-- BEGIN --

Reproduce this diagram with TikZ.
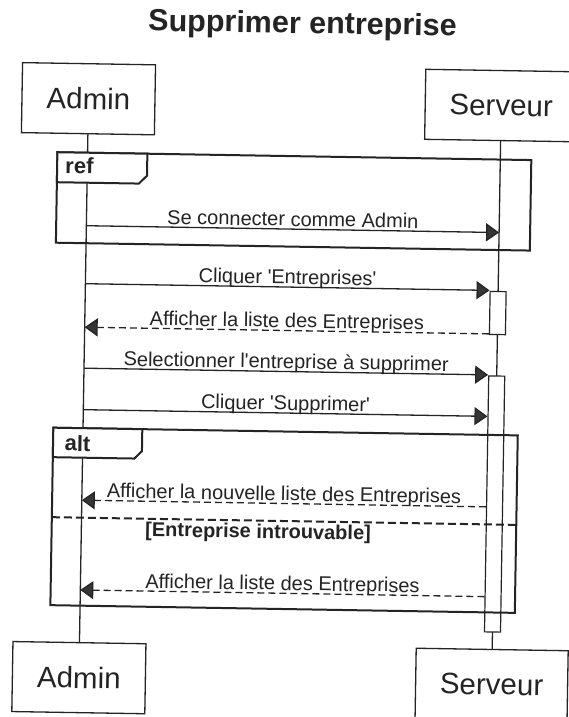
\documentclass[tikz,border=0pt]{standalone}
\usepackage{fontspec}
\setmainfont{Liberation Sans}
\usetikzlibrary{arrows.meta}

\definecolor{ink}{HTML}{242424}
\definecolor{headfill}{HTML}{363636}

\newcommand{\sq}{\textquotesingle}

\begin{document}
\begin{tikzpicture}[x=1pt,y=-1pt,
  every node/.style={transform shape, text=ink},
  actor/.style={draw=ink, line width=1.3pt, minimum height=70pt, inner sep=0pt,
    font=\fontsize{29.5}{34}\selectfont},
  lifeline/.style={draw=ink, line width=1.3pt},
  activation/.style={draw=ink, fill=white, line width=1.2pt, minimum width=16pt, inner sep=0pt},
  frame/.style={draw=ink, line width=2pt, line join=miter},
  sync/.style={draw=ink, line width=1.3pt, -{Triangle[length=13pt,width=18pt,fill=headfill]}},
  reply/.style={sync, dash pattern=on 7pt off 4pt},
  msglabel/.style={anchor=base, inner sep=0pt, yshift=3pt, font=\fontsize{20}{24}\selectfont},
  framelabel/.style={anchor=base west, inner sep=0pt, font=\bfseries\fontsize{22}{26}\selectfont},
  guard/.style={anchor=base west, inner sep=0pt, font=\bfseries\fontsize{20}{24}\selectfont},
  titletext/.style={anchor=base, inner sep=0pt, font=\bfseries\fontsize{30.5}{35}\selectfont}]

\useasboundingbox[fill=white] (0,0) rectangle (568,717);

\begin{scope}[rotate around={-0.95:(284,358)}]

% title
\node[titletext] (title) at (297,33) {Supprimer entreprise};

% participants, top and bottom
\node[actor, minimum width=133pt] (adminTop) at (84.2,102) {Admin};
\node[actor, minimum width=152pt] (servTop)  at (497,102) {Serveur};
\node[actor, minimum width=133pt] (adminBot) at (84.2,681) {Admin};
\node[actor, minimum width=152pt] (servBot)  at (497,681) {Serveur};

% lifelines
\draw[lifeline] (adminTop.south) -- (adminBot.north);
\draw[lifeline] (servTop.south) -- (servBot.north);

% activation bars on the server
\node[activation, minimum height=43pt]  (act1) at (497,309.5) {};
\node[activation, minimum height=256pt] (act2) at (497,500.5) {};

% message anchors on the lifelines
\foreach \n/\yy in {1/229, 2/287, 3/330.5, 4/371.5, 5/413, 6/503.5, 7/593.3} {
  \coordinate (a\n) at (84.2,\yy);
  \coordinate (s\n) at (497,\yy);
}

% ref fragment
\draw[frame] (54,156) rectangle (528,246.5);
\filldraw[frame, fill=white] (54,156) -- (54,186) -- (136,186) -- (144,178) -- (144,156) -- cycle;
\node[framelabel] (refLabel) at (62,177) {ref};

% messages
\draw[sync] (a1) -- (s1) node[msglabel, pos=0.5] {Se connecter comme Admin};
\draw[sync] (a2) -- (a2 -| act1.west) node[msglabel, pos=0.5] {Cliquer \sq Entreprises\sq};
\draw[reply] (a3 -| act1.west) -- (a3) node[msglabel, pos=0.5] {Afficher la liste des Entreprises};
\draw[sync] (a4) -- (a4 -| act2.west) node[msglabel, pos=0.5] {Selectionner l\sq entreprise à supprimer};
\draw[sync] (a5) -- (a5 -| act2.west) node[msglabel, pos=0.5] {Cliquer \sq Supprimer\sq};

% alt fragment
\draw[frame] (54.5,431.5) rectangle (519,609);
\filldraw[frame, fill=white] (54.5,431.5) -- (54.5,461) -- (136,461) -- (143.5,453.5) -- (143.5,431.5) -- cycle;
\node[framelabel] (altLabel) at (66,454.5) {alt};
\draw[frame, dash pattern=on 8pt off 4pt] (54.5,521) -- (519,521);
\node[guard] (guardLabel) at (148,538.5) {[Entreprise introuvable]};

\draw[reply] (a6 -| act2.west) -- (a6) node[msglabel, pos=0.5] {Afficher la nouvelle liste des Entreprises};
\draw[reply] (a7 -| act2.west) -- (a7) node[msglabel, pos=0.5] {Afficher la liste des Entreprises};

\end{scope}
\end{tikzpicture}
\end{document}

-- END --
-- BEGIN --

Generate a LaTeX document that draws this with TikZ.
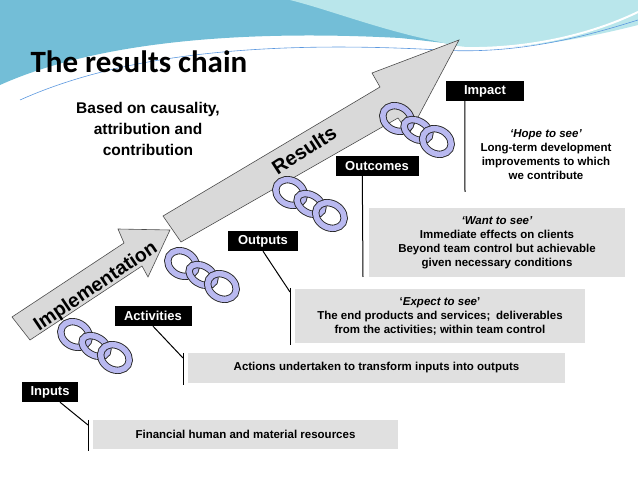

-- END --

Direction:
Where a line in the material above holds "with", copy that line.

Result of the exercise:
Reproduce this diagram with TikZ.
Generate a LaTeX document that draws this with TikZ.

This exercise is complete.